Combined Blockade of Lipid Uptake and Synthesis by CD36 Inhibitor and SCD1 siRNA Is Beneficial for the Treatment of Refractory Prostate Cancer
Drug resistance is a key driver of prostate cancer (PCa) progression to refractory PCa, where dysregulated lipid metabolism presents significant therapeutic challenges. This study explores a dual-targeting strategy using cluster of differentiation 36 (CD36) inhibitor sulfosuccinimidyl oleate sodium (CD36i) to block lipid uptake and stearoyl-CoA desaturase 1 (SCD1) siRNA (siSCD1) to suppress lipid synthesis in PCa.
To achieve efficient delivery, a multiresponsive nanosystem (HA@CD36i-TR@siSCD1) was developed. The hyaluronic acid (HA) gel “shell” enables pH- and hyaluronidase-responsive drug release, while the tumor-targeting (TR) cationic micellar “core” responds to glutathione, ensuring precise drug release within tumors. This dual-triggered mechanism enhances the exogenous inhibition of lipid uptake (CD36i) and endogenous suppression of lipid synthesis (siSCD1).
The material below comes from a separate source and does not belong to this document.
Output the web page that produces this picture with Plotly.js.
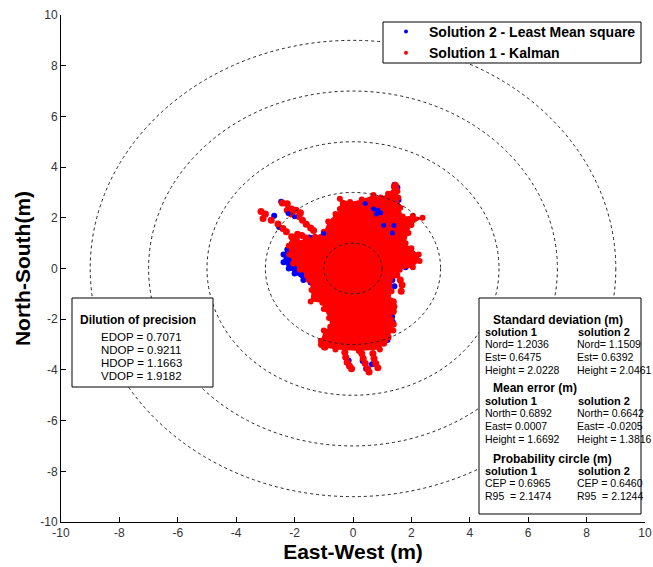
<!DOCTYPE html>
<html><head><meta charset="utf-8">
<script src="https://cdn.plot.ly/plotly-3.0.1.min.js"></script>
<style>html,body{margin:0;padding:0;background:#fff}</style>
</head><body><div id="chart" style="width:653px;height:567px"></div>
<script>
// ---- data ----
const circleRadii = [1, 3, 5, 7, 9];
const axisTicks = [-10, -8, -6, -4, -2, 0, 2, 4, 6, 8, 10];
const seriesNames = ['Solution 2 - Least Mean square', 'Solution 1 - Kalman'];

// Solution 1 (Kalman) main point cloud envelope
const kalmanBodyX = [-0.45,-0.10,0.30,0.70,0.95,1.20,1.40,1.52,1.55,1.62,1.70,2.05,2.38,2.00,1.90,1.80,2.00,2.25,2.28,2.05,1.60,1.38,1.32,1.28,1.38,1.30,1.38,1.10,0.92,0.20,-0.60,-0.95,-1.10,-1.00,-0.78,-0.82,-1.00,-1.05,-1.45,-1.42,-1.52,-1.58,-1.82,-2.05,-2.18,-2.20,-2.05,-1.60,-1.30,-1.00,-0.85,-0.60,-0.45];
const kalmanBodyY = [2.75,2.62,2.72,2.90,2.80,2.95,3.22,3.05,2.80,2.40,2.05,2.08,2.00,1.72,1.40,1.00,0.80,0.55,0.30,0.05,-0.05,-0.30,-0.90,-1.25,-1.60,-2.00,-2.45,-2.85,-3.20,-3.25,-3.20,-3.12,-2.85,-2.45,-2.30,-1.95,-1.60,-1.35,-1.30,-0.85,-0.45,-0.28,-0.05,0.20,0.55,0.90,1.05,1.18,1.25,1.45,1.85,2.15,2.35];
// Solution 1 (Kalman) outlying points
const kalmanOutX = [-2.42,-2.25,-2.25,-2.10,-1.95,-1.80,-1.85,-2.10,-3.15,-3.00,-3.08,-2.80,-2.57,-2.40,-2.28,-2.10,-1.94,-2.08,-1.90,-1.75,-1.60,-1.73,-1.60,-1.45,-1.35,1.45,1.48,1.62,1.68,1.65,1.50,1.38,1.40,1.38,1.38,1.20,1.05,-0.28,-0.25,-0.20,-0.12,-0.05,0.30,0.35,0.42,0.50,0.55,0.68,0.72,0.78,0.85,-1.08,-0.98];
const kalmanOutY = [2.58,2.55,2.30,2.35,2.30,2.20,2.05,2.15,2.25,2.15,1.97,1.90,1.76,1.58,1.45,1.25,1.12,1.00,1.35,1.30,1.20,1.90,1.75,1.60,1.50,3.28,3.10,-0.45,-0.65,-0.90,-0.25,-1.31,-1.50,-1.70,-2.20,-2.70,-2.95,-3.30,-3.50,-3.70,-3.85,-3.95,-3.35,-3.55,-3.75,-3.95,-4.08,-3.35,-3.55,-3.75,-3.92,-3.00,-3.10];
// Solution 2 (least mean square) points outside the Kalman cloud
const lmsEdgeX = [-2.25,-2.38,-2.38,-2.20,-2.00,-1.70,-1.45,-1.40,-1.60,-2.00,-2.12];
const lmsEdgeY = [0.75,0.55,0.25,0.00,-0.20,-0.45,-0.55,-0.40,-0.10,0.30,0.70];
const lmsOutX = [-2.46,-2.70,-2.53,-1.50,-1.38,1.42,1.52,1.56,1.55,1.40,1.35,1.42,1.30,1.34,1.36,1.78,1.80,0.33,0.45,0.65,-0.15,0.95,1.18];
const lmsOutY = [2.63,2.08,1.64,1.22,1.20,3.30,3.20,2.70,2.45,-0.20,-0.45,-0.70,-1.70,-1.90,-2.10,0.47,0.05,-3.65,-3.95,-3.78,-3.63,-2.55,-2.82];
// Solution 2 points showing inside gaps of the Kalman cloud
const lmsInX = [0.42,0.70,0.85,0.95,0.80,1.05,1.40,1.35,-2.22,-2.00,-1.00];
const lmsInY = [2.56,2.35,2.30,2.20,2.15,1.71,1.70,1.40,2.17,2.04,1.38];

const dopTitle = 'Dilution of precision';
const dopLines = ['EDOP = 0.7071', 'NDOP = 0.9211', 'HDOP = 1.1663', 'VDOP = 1.9182'];
const statHeaders = ['Standard deviation (m)', 'Mean error (m)', 'Probability circle (m)'];
const solLabels = ['solution 1', 'solution 2'];
const statSol1 = [['Nord= 1.2036', 'Est= 0.6475', 'Height = 2.0228'],
                  ['North= 0.6892', 'East= 0.0007', 'Height = 1.6692'],
                  ['CEP = 0.6965', 'R95\u00a0\u00a0= 2.1474']];
const statSol2 = [['Nord= 1.1509', 'Est= 0.6392', 'Height = 2.0461'],
                  ['North= 0.6642', 'East= -0.0205', 'Height = 1.3816'],
                  ['CEP = 0.6460', 'R95\u00a0\u00a0= 2.1244']];

// ---- layout helpers (pixel -> paper) ----
const W = 653, H = 567, L = 61, R = 645, T = 15, B = 522;
const PX = p => (p - L) / (R - L);
const PY = p => (B - p) / (B - T);
const FONT = 'Liberation Sans, Arial, sans-serif';
const RED = '#ff0000', BLUE = '#0000ff';

const traces = [
  {x: lmsEdgeX, y: lmsEdgeY, mode: 'markers', fill: 'toself', fillcolor: BLUE,
   marker: {color: BLUE, size: 6}, showlegend: false, hoverinfo: 'skip'},
  {x: lmsOutX, y: lmsOutY, mode: 'markers', marker: {color: BLUE, size: 6}, showlegend: false, hoverinfo: 'skip'},
  {x: kalmanBodyX, y: kalmanBodyY, mode: 'markers', fill: 'toself', fillcolor: RED,
   marker: {color: RED, size: 6}, showlegend: false, hoverinfo: 'skip'},
  {x: kalmanOutX, y: kalmanOutY, mode: 'markers', marker: {color: RED, size: 7}, showlegend: false, hoverinfo: 'skip'},
  {x: lmsInX, y: lmsInY, mode: 'markers', marker: {color: BLUE, size: 5}, showlegend: false, hoverinfo: 'skip'},
  {x: [null], y: [null], mode: 'markers', name: seriesNames[0], marker: {color: BLUE, size: 4}},
  {x: [null], y: [null], mode: 'markers', name: seriesNames[1], marker: {color: RED, size: 4}}
];

const shapes = circleRadii.map(r => ({
  type: 'circle', xref: 'x', yref: 'y', x0: -r, x1: r, y0: -r, y1: r,
  line: {color: '#222', width: 1, dash: '3px,3px'}, layer: 'above'
}));
// legend frame, DOP box, statistics box
shapes.push({type: 'rect', xref: 'paper', yref: 'paper', x0: PX(383), x1: PX(641), y0: PY(63), y1: PY(22),
  fillcolor: '#fff', line: {color: '#000', width: 1}, layer: 'above'});
shapes.push({type: 'rect', xref: 'paper', yref: 'paper', x0: PX(72), x1: PX(213), y0: PY(387), y1: PY(298),
  fillcolor: '#fff', line: {color: '#000', width: 1}, layer: 'above'});
shapes.push({type: 'rect', xref: 'paper', yref: 'paper', x0: PX(479), x1: PX(641), y0: PY(514), y1: PY(298),
  fillcolor: '#fff', line: {color: '#000', width: 1}, layer: 'above'});

const ann = [];
function txt(text, px, py, size, bold, anchor) {
  ann.push({text: bold ? '<b>' + text + '</b>' : text, xref: 'paper', yref: 'paper',
    x: PX(px), y: PY(py), xanchor: anchor || 'left', yanchor: 'middle', showarrow: false,
    font: {family: FONT, size: size, color: '#000'}});
}
txt(dopTitle, 78, 320, 12, true);
dopLines.forEach((s, i) => txt(s, 141, 337 + i * 13, 11.5, false, 'center'));

const headerY = [320, 388, 459];
const solY = [332, 401, 471];
headerY.forEach((hy, k) => {
  txt(statHeaders[k], 491, hy, 12, true);
  txt(solLabels[0], 483, solY[k], 11, true);
  txt(solLabels[1], 576, solY[k], 11, true);
  statSol1[k].forEach((s, i) => txt(s, 483, solY[k] + 11.5 + i * 13.3, 10.5, false));
  statSol2[k].forEach((s, i) => txt(s, 575, solY[k] + 11.5 + i * 13.3, 10.5, false));
});

const axisCommon = {
  range: [-10, 10], tickvals: axisTicks, ticktext: axisTicks.map(String),
  ticks: 'inside', ticklen: 5, tickcolor: '#000', showline: true, linecolor: '#000', linewidth: 1,
  showgrid: false, zeroline: false, fixedrange: true, ticklabeloverflow: 'allow',
  tickfont: {family: FONT, size: 12, color: '#333'}
};

const layout = {
  width: W, height: H, margin: {l: L, r: W - R, t: T, b: H - B},
  paper_bgcolor: '#fff', plot_bgcolor: '#fff',
  xaxis: Object.assign({}, axisCommon, {title: {text: '<b>East-West (m)</b>', font: {family: FONT, size: 21, color: '#000'}, standoff: 2}}),
  yaxis: Object.assign({}, axisCommon, {title: {text: '<b>North-South(m)</b>', font: {family: FONT, size: 21, color: '#000'}, standoff: 3}}),
  showlegend: true,
  legend: {x: PX(383), y: PY(16), xanchor: 'left', yanchor: 'top', bgcolor: 'rgba(0,0,0,0)',
    borderwidth: 0, traceorder: 'normal', itemwidth: 36,
    font: {family: FONT, size: 14, color: '#000', weight: 'bold'}},
  shapes: shapes, annotations: ann
};

Plotly.newPlot('chart', traces, layout, {staticPlot: true, displayModeBar: false});
</script></body></html>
The HA-TR nanosystem demonstrates strong tumor-targeting and penetration, with HA@CD36i-TR@siSCD1 exhibiting potent synergistic effects in suppressing PCa growth, invasion, and metastasis. Notably, under high-fat conditions, tumors show increased sensitivity to treatment, with minimal lipid droplet accumulation and enhanced antitumor immunity.
This study presents a promising therapeutic strategy for refractory PCa, particularly for patients with a high-fat diet, addressing both lipid metabolism dysregulation and drug resistance.